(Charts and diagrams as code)
***
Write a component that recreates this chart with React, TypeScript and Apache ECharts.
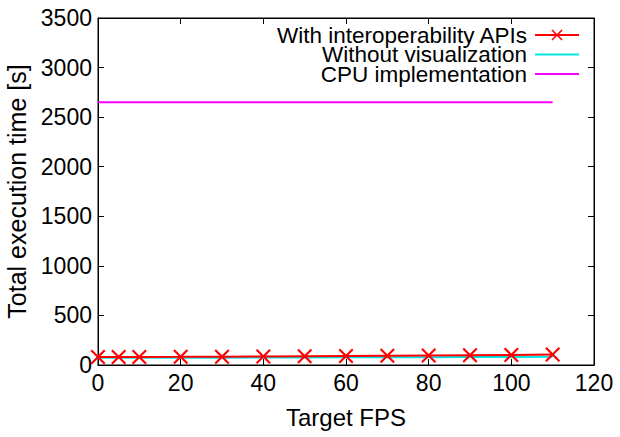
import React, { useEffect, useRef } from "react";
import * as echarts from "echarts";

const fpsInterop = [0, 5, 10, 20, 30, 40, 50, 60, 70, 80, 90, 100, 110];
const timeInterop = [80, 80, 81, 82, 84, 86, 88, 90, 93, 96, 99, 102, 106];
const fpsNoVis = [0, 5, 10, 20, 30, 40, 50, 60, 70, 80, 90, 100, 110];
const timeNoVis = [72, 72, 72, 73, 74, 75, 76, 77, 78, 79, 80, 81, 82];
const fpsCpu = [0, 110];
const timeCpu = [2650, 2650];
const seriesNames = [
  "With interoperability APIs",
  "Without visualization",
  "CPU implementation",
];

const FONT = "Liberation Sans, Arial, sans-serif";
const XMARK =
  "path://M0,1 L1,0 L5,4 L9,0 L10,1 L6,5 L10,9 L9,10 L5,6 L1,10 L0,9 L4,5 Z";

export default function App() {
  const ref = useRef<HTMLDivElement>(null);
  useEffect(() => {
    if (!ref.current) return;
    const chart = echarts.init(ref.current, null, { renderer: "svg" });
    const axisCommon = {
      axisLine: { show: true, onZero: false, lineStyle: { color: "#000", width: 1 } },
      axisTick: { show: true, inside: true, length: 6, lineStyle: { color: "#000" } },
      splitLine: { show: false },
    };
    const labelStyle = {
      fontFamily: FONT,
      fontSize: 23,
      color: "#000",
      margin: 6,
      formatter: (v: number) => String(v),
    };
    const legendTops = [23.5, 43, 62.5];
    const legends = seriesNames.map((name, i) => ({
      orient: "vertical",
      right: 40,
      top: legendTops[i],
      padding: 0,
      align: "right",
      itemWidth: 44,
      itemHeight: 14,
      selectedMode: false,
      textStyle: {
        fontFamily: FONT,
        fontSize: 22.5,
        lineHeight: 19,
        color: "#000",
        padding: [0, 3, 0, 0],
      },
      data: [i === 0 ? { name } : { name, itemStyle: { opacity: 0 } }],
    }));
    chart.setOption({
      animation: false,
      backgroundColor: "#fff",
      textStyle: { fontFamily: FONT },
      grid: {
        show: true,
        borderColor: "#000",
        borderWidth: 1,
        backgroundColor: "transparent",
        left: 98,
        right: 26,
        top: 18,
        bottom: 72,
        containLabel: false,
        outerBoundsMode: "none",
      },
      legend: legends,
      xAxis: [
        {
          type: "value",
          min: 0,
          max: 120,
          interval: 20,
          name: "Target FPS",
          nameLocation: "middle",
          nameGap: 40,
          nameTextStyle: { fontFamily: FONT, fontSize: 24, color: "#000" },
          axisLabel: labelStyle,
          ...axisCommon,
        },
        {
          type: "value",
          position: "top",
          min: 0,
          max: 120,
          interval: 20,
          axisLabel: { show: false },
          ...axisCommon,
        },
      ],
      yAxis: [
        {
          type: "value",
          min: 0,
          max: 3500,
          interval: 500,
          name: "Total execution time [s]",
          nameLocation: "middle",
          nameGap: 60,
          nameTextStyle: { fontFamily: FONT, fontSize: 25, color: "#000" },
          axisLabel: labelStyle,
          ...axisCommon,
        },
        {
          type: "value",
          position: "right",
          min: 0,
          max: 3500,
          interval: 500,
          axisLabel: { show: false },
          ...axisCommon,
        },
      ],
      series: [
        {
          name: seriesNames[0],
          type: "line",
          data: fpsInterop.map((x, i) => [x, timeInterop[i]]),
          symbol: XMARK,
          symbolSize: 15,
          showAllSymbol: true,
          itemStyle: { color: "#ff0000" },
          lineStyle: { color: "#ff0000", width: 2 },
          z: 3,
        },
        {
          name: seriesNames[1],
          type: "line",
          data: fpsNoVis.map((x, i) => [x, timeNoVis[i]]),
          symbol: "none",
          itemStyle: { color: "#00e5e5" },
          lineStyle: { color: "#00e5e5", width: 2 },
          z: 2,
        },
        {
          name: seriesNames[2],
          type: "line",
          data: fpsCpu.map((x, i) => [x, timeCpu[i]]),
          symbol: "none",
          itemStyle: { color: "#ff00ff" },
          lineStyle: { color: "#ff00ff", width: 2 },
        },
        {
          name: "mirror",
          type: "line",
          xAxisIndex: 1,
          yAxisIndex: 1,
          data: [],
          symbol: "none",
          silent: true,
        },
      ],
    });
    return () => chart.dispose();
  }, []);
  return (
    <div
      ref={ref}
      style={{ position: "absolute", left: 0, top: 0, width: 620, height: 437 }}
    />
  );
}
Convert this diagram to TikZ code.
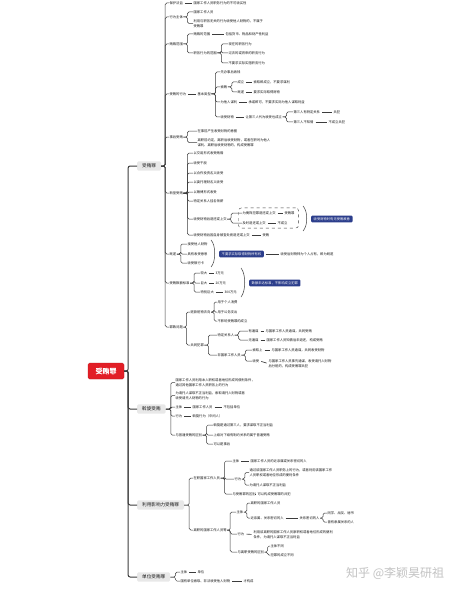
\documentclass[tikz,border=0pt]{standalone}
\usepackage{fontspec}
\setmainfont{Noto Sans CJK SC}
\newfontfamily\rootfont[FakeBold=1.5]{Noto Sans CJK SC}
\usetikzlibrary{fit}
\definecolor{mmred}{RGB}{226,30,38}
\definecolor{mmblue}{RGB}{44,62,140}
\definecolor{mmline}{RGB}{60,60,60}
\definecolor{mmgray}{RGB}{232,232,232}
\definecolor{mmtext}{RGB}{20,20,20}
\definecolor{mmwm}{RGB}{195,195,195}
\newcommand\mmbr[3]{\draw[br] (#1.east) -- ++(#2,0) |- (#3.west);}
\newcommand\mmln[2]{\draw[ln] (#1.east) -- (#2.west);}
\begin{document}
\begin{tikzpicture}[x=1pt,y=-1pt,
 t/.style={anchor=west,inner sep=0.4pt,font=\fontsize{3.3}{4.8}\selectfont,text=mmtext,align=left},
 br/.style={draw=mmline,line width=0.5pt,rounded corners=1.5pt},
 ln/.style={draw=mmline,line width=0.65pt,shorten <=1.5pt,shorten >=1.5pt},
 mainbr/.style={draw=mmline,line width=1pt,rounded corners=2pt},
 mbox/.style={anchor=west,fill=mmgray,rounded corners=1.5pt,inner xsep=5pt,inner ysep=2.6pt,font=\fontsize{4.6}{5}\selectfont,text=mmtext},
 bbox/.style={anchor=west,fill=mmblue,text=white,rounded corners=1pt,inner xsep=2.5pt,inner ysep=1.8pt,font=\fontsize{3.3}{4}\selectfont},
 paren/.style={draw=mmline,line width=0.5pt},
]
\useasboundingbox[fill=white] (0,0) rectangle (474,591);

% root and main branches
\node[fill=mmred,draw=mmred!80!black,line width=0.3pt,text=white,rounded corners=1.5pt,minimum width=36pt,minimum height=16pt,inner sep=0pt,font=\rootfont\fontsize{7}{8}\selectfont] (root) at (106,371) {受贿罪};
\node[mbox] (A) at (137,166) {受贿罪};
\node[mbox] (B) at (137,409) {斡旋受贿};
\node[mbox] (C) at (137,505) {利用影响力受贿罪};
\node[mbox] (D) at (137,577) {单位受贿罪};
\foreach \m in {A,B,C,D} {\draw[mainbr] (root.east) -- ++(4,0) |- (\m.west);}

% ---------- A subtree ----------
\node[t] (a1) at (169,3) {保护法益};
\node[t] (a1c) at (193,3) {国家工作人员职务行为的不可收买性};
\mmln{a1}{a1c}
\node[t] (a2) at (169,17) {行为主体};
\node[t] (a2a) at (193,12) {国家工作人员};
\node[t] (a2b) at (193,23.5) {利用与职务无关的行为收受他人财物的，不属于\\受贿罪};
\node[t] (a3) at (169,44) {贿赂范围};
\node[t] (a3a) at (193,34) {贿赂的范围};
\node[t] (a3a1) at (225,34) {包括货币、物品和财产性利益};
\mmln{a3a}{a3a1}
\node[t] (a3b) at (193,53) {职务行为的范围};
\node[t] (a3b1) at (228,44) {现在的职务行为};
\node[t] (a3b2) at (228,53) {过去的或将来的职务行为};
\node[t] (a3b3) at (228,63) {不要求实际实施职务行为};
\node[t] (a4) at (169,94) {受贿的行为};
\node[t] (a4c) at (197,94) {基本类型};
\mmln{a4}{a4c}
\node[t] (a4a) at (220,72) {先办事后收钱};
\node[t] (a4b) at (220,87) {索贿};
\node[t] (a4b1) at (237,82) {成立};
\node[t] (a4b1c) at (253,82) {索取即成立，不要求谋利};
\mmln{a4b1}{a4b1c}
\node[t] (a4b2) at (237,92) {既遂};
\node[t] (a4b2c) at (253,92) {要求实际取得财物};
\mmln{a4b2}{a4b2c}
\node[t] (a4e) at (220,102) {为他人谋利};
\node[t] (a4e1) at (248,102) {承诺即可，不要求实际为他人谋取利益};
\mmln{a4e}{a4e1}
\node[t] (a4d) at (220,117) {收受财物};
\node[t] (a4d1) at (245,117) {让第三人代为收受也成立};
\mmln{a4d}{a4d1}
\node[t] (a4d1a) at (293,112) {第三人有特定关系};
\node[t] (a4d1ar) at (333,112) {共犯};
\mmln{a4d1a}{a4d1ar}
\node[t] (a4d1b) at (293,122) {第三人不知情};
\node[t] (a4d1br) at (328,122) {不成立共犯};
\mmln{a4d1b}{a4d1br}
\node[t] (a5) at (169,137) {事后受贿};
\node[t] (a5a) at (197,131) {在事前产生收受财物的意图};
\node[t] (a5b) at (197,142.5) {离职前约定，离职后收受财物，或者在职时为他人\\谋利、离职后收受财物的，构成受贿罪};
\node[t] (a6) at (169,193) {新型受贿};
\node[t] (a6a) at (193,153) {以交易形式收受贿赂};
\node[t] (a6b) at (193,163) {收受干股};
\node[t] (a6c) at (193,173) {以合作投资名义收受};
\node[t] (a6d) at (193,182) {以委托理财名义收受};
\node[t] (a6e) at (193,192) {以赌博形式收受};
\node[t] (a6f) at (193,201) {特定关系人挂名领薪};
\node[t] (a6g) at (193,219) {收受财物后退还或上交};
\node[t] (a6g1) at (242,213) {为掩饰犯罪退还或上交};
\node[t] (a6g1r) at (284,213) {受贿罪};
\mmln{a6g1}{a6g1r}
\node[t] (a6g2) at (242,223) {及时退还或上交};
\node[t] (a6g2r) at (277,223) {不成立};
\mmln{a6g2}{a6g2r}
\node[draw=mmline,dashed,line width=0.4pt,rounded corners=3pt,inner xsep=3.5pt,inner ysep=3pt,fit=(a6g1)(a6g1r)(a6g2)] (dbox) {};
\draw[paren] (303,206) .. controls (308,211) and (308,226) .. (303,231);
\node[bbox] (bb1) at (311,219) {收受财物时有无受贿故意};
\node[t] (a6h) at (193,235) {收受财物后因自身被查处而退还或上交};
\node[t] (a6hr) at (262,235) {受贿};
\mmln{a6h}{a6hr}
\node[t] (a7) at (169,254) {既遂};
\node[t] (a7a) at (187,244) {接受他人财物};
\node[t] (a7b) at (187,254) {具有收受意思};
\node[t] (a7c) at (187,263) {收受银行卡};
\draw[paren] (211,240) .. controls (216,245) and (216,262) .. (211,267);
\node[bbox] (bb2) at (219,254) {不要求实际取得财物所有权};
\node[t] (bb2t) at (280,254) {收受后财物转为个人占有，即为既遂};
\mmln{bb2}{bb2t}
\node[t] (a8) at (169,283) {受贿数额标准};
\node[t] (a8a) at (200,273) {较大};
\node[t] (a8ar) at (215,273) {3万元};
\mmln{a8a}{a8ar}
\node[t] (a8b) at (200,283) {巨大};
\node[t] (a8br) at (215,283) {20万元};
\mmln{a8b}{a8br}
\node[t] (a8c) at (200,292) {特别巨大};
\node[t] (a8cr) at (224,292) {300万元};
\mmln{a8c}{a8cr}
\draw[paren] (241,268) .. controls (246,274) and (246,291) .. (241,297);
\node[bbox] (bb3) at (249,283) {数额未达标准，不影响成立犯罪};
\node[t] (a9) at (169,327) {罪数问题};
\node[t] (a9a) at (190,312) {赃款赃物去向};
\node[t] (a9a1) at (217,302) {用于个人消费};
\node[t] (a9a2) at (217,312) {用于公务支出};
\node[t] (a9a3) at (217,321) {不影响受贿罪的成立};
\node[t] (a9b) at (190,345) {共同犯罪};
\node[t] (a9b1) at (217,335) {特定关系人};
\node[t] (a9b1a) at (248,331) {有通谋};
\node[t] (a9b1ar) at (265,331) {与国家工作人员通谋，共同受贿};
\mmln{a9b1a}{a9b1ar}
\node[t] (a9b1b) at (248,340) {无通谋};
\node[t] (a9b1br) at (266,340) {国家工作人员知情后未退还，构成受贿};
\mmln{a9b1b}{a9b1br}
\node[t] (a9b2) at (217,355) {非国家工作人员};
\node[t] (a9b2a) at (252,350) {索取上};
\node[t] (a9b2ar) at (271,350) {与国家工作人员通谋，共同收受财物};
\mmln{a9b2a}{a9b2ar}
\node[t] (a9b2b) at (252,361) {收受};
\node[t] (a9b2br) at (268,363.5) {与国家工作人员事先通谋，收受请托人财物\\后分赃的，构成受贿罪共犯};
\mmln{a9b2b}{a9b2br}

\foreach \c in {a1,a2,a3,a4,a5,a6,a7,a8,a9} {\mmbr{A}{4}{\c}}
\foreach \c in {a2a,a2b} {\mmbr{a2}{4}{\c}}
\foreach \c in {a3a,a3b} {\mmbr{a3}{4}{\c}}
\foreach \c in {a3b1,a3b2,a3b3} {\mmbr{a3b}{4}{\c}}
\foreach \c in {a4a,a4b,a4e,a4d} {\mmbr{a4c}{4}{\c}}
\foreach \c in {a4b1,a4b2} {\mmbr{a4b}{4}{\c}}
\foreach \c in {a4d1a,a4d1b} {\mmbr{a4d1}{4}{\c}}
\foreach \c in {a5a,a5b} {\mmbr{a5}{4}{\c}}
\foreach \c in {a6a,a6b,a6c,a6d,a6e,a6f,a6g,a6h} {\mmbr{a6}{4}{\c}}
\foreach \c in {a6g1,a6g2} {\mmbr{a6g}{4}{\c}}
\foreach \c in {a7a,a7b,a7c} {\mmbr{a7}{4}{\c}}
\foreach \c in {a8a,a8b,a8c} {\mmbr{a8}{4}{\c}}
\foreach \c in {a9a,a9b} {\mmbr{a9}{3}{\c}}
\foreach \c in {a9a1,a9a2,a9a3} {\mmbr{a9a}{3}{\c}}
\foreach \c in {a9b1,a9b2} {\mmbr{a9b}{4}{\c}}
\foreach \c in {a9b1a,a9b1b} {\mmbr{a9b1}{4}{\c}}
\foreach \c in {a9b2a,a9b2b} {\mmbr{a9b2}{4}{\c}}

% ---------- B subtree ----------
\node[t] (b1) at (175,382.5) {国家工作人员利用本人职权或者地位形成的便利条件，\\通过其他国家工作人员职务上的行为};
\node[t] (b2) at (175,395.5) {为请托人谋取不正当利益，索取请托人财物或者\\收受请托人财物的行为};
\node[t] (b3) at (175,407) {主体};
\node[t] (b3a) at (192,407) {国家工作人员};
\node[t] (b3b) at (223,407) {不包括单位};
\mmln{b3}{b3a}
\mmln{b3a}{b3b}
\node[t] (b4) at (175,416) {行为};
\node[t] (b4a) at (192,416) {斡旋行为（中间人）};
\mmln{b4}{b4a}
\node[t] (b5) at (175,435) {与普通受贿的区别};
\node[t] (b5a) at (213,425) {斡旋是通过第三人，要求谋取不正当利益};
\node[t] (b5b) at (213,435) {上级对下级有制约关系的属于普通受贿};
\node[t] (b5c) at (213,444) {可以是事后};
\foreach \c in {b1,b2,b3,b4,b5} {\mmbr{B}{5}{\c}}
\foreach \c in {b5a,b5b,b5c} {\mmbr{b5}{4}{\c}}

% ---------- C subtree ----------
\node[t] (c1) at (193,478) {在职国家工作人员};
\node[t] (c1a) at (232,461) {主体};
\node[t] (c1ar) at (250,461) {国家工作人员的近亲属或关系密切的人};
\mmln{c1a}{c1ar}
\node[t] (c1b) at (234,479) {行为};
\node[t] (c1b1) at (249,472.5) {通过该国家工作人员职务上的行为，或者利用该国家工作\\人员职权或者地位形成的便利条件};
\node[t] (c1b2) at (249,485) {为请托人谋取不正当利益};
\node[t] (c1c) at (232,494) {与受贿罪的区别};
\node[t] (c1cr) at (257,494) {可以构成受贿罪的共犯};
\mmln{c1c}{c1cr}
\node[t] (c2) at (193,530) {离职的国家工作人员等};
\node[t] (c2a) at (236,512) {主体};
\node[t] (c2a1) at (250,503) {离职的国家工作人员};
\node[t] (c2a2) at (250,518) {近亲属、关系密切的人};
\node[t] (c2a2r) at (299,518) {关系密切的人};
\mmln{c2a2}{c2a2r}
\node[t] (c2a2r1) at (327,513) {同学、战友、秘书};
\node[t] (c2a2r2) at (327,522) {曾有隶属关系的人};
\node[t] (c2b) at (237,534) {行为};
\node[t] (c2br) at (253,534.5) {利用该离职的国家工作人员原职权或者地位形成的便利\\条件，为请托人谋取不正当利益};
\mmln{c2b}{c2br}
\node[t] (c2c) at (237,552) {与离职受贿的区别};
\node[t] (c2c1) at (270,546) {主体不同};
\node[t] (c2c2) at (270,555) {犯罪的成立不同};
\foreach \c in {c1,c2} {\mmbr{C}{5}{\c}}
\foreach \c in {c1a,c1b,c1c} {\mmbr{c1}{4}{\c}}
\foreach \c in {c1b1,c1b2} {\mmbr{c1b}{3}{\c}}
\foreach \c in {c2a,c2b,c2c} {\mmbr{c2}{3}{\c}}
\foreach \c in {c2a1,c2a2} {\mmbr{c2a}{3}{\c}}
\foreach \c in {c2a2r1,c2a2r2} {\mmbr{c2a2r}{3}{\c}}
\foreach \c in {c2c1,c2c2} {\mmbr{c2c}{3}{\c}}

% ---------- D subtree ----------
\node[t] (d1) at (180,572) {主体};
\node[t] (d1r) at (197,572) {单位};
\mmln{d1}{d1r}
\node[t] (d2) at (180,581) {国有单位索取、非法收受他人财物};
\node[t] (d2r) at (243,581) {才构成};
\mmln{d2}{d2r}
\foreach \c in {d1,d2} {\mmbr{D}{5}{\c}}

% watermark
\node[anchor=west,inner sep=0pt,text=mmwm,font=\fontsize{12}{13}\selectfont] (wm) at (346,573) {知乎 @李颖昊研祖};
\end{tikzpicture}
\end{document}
***
* Given exercise
Make an exact copy of the lines from the top of the material through the line with "L1,0 L5,4 L9,0", pictures excluded.

* Task result
Write a component that recreates this chart with React, TypeScript and Apache ECharts.
import React, { useEffect, useRef } from "react";
import * as echarts from "echarts";

const fpsInterop = [0, 5, 10, 20, 30, 40, 50, 60, 70, 80, 90, 100, 110];
const timeInterop = [80, 80, 81, 82, 84, 86, 88, 90, 93, 96, 99, 102, 106];
const fpsNoVis = [0, 5, 10, 20, 30, 40, 50, 60, 70, 80, 90, 100, 110];
const timeNoVis = [72, 72, 72, 73, 74, 75, 76, 77, 78, 79, 80, 81, 82];
const fpsCpu = [0, 110];
const timeCpu = [2650, 2650];
const seriesNames = [
  "With interoperability APIs",
  "Without visualization",
  "CPU implementation",
];

const FONT = "Liberation Sans, Arial, sans-serif";
const XMARK =
  "path://M0,1 L1,0 L5,4 L9,0 L10,1 L6,5 L10,9 L9,10 L5,6 L1,10 L0,9 L4,5 Z";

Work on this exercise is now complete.